[Problem]:
Leave out the pictures and copy the remaining records exactly.

[Records for this exercise]:
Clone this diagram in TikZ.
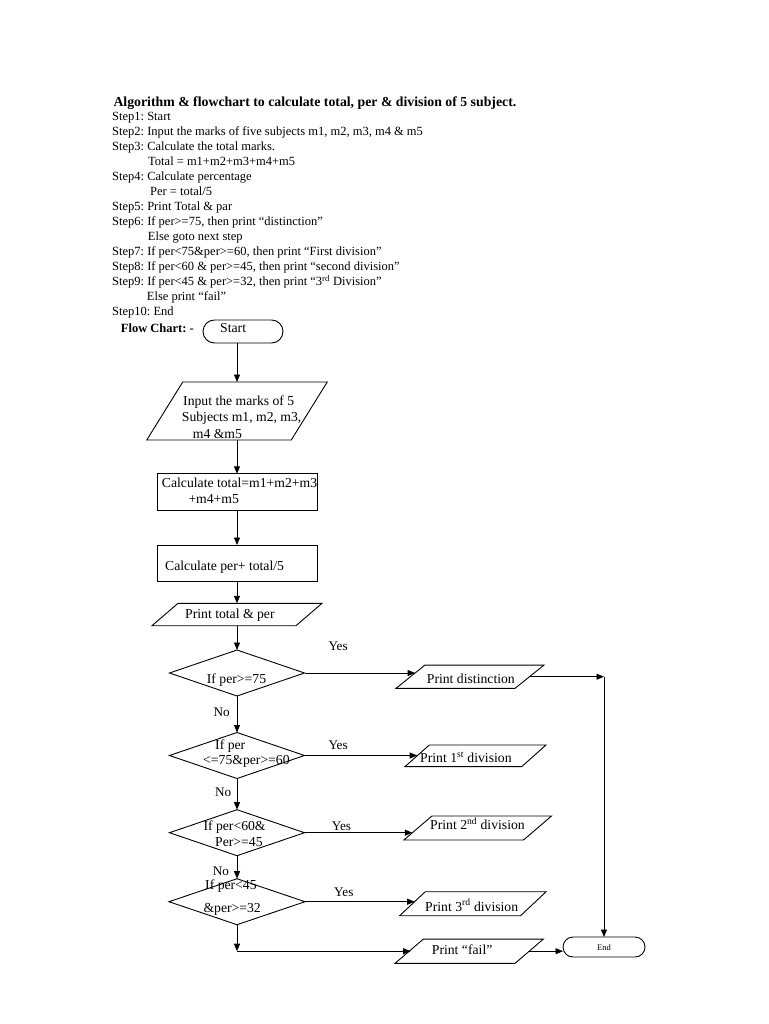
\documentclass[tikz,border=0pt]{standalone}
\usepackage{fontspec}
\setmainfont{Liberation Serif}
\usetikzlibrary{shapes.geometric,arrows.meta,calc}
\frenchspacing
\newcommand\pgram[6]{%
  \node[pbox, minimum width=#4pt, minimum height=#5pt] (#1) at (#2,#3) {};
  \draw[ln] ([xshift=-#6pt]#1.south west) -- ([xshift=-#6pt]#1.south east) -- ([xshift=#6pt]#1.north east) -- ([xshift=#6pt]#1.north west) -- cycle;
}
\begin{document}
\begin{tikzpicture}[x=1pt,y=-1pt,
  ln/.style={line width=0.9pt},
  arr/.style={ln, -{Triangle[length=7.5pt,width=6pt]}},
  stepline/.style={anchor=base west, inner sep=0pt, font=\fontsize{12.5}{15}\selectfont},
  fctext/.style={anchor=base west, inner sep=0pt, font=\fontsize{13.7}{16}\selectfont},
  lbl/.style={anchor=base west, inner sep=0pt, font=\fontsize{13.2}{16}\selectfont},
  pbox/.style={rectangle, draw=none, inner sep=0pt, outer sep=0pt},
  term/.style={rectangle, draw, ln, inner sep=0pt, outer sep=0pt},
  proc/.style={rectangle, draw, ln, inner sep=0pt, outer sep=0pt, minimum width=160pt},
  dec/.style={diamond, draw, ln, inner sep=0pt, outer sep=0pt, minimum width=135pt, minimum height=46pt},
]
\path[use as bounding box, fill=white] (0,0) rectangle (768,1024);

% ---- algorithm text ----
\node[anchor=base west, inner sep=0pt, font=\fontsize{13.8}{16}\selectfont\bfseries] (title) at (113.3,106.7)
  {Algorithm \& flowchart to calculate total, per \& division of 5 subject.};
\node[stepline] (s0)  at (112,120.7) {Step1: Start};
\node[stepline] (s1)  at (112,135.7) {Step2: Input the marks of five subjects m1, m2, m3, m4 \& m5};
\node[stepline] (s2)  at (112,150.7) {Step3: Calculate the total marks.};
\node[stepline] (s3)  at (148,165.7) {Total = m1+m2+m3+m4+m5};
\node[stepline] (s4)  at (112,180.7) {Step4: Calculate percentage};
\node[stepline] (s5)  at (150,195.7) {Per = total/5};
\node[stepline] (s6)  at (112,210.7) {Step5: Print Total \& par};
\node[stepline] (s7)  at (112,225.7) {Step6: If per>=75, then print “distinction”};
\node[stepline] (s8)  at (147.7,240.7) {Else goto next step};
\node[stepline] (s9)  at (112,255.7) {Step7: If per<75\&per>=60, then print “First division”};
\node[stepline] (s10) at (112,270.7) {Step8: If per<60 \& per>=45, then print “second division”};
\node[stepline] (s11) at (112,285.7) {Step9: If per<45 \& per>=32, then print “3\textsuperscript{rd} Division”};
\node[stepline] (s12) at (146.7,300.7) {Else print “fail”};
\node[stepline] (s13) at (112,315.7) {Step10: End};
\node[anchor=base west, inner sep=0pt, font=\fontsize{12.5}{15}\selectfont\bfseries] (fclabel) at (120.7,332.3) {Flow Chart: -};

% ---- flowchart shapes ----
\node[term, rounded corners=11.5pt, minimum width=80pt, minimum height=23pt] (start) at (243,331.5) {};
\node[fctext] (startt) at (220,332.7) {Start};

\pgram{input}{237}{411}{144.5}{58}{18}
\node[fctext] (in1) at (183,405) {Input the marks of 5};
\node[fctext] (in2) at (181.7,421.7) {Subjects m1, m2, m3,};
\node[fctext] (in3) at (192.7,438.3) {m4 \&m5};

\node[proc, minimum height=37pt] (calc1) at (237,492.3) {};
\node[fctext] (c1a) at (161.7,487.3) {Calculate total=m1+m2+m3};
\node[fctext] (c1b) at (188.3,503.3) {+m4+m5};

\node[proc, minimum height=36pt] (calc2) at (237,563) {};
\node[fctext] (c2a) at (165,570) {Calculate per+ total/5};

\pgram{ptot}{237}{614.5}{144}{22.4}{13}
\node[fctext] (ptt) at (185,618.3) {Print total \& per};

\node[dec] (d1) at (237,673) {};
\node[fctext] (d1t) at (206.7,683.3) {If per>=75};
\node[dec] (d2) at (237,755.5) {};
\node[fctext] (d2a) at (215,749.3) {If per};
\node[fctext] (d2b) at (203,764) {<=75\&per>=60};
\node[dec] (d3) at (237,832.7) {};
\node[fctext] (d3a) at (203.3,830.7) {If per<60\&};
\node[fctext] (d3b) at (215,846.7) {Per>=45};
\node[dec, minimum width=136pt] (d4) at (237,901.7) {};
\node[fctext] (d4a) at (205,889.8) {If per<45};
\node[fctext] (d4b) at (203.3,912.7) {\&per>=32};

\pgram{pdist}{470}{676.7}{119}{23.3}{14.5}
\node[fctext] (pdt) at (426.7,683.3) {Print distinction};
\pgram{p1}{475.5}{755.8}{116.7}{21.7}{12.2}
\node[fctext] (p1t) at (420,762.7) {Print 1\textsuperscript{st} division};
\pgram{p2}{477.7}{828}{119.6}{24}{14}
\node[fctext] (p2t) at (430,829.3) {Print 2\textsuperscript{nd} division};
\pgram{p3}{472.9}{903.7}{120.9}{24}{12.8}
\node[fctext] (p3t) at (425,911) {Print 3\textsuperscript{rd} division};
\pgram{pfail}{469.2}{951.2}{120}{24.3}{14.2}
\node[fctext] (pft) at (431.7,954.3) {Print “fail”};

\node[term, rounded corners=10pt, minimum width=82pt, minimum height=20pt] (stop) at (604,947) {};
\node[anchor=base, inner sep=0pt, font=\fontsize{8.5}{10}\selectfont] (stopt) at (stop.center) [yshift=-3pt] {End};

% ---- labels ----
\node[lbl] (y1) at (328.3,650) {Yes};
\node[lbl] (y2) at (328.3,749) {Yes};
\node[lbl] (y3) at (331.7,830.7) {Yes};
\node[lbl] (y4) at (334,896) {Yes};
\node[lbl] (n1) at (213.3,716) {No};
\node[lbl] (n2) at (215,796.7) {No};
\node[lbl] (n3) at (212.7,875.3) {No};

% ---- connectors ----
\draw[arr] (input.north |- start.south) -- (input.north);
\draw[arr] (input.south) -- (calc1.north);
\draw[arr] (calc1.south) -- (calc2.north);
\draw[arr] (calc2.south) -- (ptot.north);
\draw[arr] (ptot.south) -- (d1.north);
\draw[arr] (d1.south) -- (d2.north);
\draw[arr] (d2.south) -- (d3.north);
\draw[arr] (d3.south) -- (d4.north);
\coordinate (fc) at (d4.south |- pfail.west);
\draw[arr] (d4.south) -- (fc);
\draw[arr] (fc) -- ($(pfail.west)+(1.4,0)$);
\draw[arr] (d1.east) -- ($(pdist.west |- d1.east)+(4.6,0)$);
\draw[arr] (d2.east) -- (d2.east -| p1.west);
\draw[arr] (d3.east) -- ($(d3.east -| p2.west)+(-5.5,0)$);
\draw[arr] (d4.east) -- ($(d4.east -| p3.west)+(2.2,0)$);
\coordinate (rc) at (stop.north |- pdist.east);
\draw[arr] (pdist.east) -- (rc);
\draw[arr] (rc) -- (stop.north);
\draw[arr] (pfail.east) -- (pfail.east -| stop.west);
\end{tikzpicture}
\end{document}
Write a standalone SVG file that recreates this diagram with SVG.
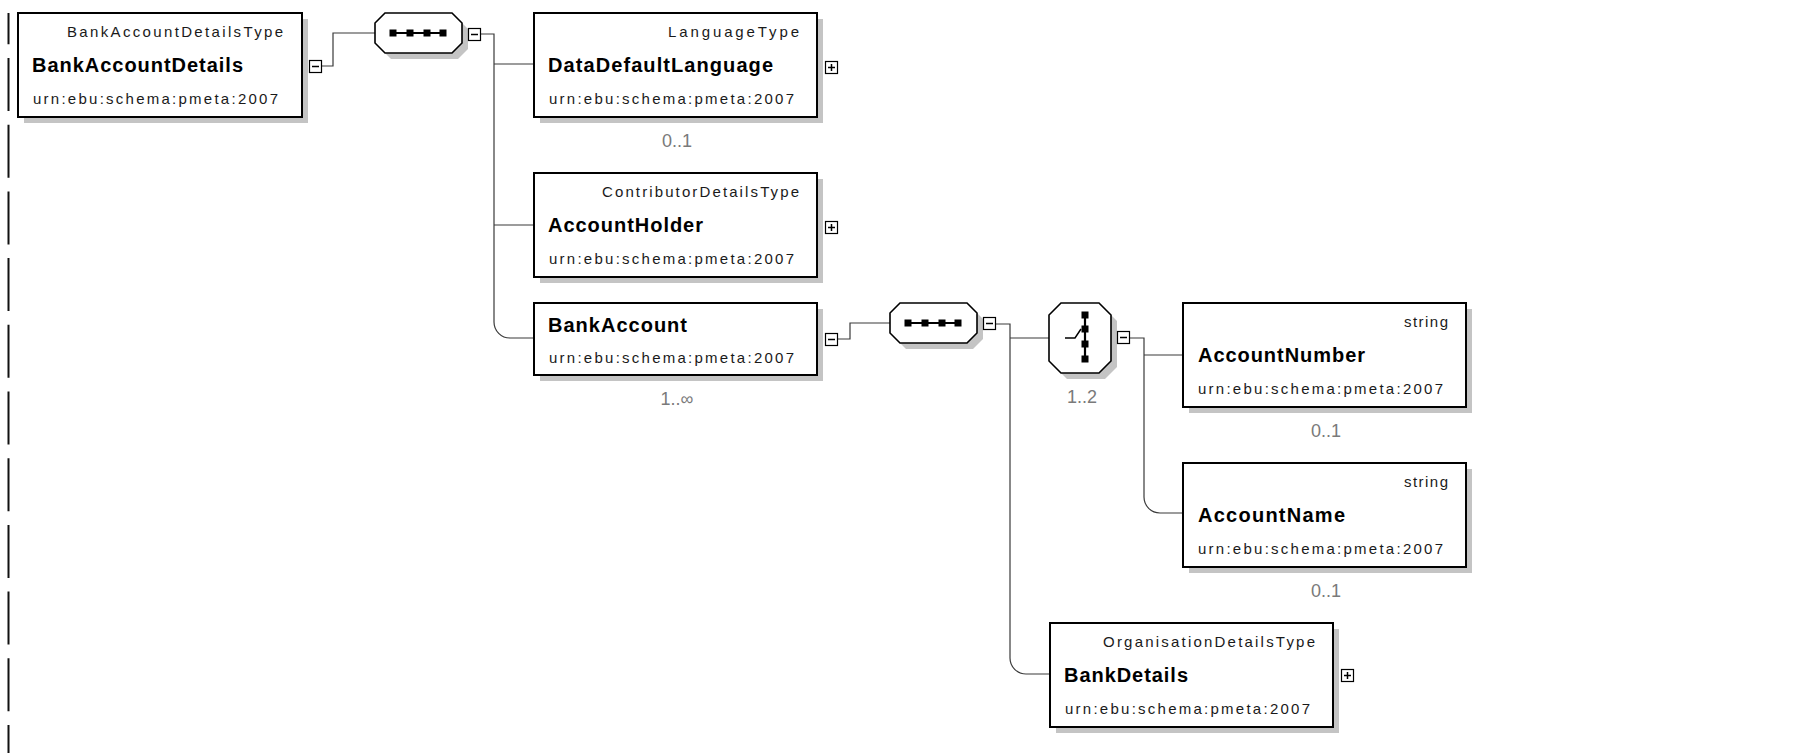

[Solution to this task]:
Clone this diagram in TikZ.
\documentclass[tikz,border=0pt]{standalone}
\usepackage{fontspec}
\setmainfont{Liberation Serif}
\usetikzlibrary{shapes.geometric,arrows.meta,calc}
\frenchspacing
\newcommand\pgram[6]{%
  \node[pbox, minimum width=#4pt, minimum height=#5pt] (#1) at (#2,#3) {};
  \draw[ln] ([xshift=-#6pt]#1.south west) -- ([xshift=-#6pt]#1.south east) -- ([xshift=#6pt]#1.north east) -- ([xshift=#6pt]#1.north west) -- cycle;
}
\begin{document}
\begin{tikzpicture}[x=1pt,y=-1pt,
  ln/.style={line width=0.9pt},
  arr/.style={ln, -{Triangle[length=7.5pt,width=6pt]}},
  stepline/.style={anchor=base west, inner sep=0pt, font=\fontsize{12.5}{15}\selectfont},
  fctext/.style={anchor=base west, inner sep=0pt, font=\fontsize{13.7}{16}\selectfont},
  lbl/.style={anchor=base west, inner sep=0pt, font=\fontsize{13.2}{16}\selectfont},
  pbox/.style={rectangle, draw=none, inner sep=0pt, outer sep=0pt},
  term/.style={rectangle, draw, ln, inner sep=0pt, outer sep=0pt},
  proc/.style={rectangle, draw, ln, inner sep=0pt, outer sep=0pt, minimum width=160pt},
  dec/.style={diamond, draw, ln, inner sep=0pt, outer sep=0pt, minimum width=135pt, minimum height=46pt},
]
\path[use as bounding box, fill=white] (0,0) rectangle (768,1024);

% ---- algorithm text ----
\node[anchor=base west, inner sep=0pt, font=\fontsize{13.8}{16}\selectfont\bfseries] (title) at (113.3,106.7)
  {Algorithm \& flowchart to calculate total, per \& division of 5 subject.};
\node[stepline] (s0)  at (112,120.7) {Step1: Start};
\node[stepline] (s1)  at (112,135.7) {Step2: Input the marks of five subjects m1, m2, m3, m4 \& m5};
\node[stepline] (s2)  at (112,150.7) {Step3: Calculate the total marks.};
\node[stepline] (s3)  at (148,165.7) {Total = m1+m2+m3+m4+m5};
\node[stepline] (s4)  at (112,180.7) {Step4: Calculate percentage};
\node[stepline] (s5)  at (150,195.7) {Per = total/5};
\node[stepline] (s6)  at (112,210.7) {Step5: Print Total \& par};
\node[stepline] (s7)  at (112,225.7) {Step6: If per>=75, then print “distinction”};
\node[stepline] (s8)  at (147.7,240.7) {Else goto next step};
\node[stepline] (s9)  at (112,255.7) {Step7: If per<75\&per>=60, then print “First division”};
\node[stepline] (s10) at (112,270.7) {Step8: If per<60 \& per>=45, then print “second division”};
\node[stepline] (s11) at (112,285.7) {Step9: If per<45 \& per>=32, then print “3\textsuperscript{rd} Division”};
\node[stepline] (s12) at (146.7,300.7) {Else print “fail”};
\node[stepline] (s13) at (112,315.7) {Step10: End};
\node[anchor=base west, inner sep=0pt, font=\fontsize{12.5}{15}\selectfont\bfseries] (fclabel) at (120.7,332.3) {Flow Chart: -};

% ---- flowchart shapes ----
\node[term, rounded corners=11.5pt, minimum width=80pt, minimum height=23pt] (start) at (243,331.5) {};
\node[fctext] (startt) at (220,332.7) {Start};

\pgram{input}{237}{411}{144.5}{58}{18}
\node[fctext] (in1) at (183,405) {Input the marks of 5};
\node[fctext] (in2) at (181.7,421.7) {Subjects m1, m2, m3,};
\node[fctext] (in3) at (192.7,438.3) {m4 \&m5};

\node[proc, minimum height=37pt] (calc1) at (237,492.3) {};
\node[fctext] (c1a) at (161.7,487.3) {Calculate total=m1+m2+m3};
\node[fctext] (c1b) at (188.3,503.3) {+m4+m5};

\node[proc, minimum height=36pt] (calc2) at (237,563) {};
\node[fctext] (c2a) at (165,570) {Calculate per+ total/5};

\pgram{ptot}{237}{614.5}{144}{22.4}{13}
\node[fctext] (ptt) at (185,618.3) {Print total \& per};

\node[dec] (d1) at (237,673) {};
\node[fctext] (d1t) at (206.7,683.3) {If per>=75};
\node[dec] (d2) at (237,755.5) {};
\node[fctext] (d2a) at (215,749.3) {If per};
\node[fctext] (d2b) at (203,764) {<=75\&per>=60};
\node[dec] (d3) at (237,832.7) {};
\node[fctext] (d3a) at (203.3,830.7) {If per<60\&};
\node[fctext] (d3b) at (215,846.7) {Per>=45};
\node[dec, minimum width=136pt] (d4) at (237,901.7) {};
\node[fctext] (d4a) at (205,889.8) {If per<45};
\node[fctext] (d4b) at (203.3,912.7) {\&per>=32};

\pgram{pdist}{470}{676.7}{119}{23.3}{14.5}
\node[fctext] (pdt) at (426.7,683.3) {Print distinction};
\pgram{p1}{475.5}{755.8}{116.7}{21.7}{12.2}
\node[fctext] (p1t) at (420,762.7) {Print 1\textsuperscript{st} division};
\pgram{p2}{477.7}{828}{119.6}{24}{14}
\node[fctext] (p2t) at (430,829.3) {Print 2\textsuperscript{nd} division};
\pgram{p3}{472.9}{903.7}{120.9}{24}{12.8}
\node[fctext] (p3t) at (425,911) {Print 3\textsuperscript{rd} division};
\pgram{pfail}{469.2}{951.2}{120}{24.3}{14.2}
\node[fctext] (pft) at (431.7,954.3) {Print “fail”};

\node[term, rounded corners=10pt, minimum width=82pt, minimum height=20pt] (stop) at (604,947) {};
\node[anchor=base, inner sep=0pt, font=\fontsize{8.5}{10}\selectfont] (stopt) at (stop.center) [yshift=-3pt] {End};

% ---- labels ----
\node[lbl] (y1) at (328.3,650) {Yes};
\node[lbl] (y2) at (328.3,749) {Yes};
\node[lbl] (y3) at (331.7,830.7) {Yes};
\node[lbl] (y4) at (334,896) {Yes};
\node[lbl] (n1) at (213.3,716) {No};
\node[lbl] (n2) at (215,796.7) {No};
\node[lbl] (n3) at (212.7,875.3) {No};

% ---- connectors ----
\draw[arr] (input.north |- start.south) -- (input.north);
\draw[arr] (input.south) -- (calc1.north);
\draw[arr] (calc1.south) -- (calc2.north);
\draw[arr] (calc2.south) -- (ptot.north);
\draw[arr] (ptot.south) -- (d1.north);
\draw[arr] (d1.south) -- (d2.north);
\draw[arr] (d2.south) -- (d3.north);
\draw[arr] (d3.south) -- (d4.north);
\coordinate (fc) at (d4.south |- pfail.west);
\draw[arr] (d4.south) -- (fc);
\draw[arr] (fc) -- ($(pfail.west)+(1.4,0)$);
\draw[arr] (d1.east) -- ($(pdist.west |- d1.east)+(4.6,0)$);
\draw[arr] (d2.east) -- (d2.east -| p1.west);
\draw[arr] (d3.east) -- ($(d3.east -| p2.west)+(-5.5,0)$);
\draw[arr] (d4.east) -- ($(d4.east -| p3.west)+(2.2,0)$);
\coordinate (rc) at (stop.north |- pdist.east);
\draw[arr] (pdist.east) -- (rc);
\draw[arr] (rc) -- (stop.north);
\draw[arr] (pfail.east) -- (pfail.east -| stop.west);
\end{tikzpicture}
\end{document}
Write a standalone SVG file that recreates this diagram with SVG.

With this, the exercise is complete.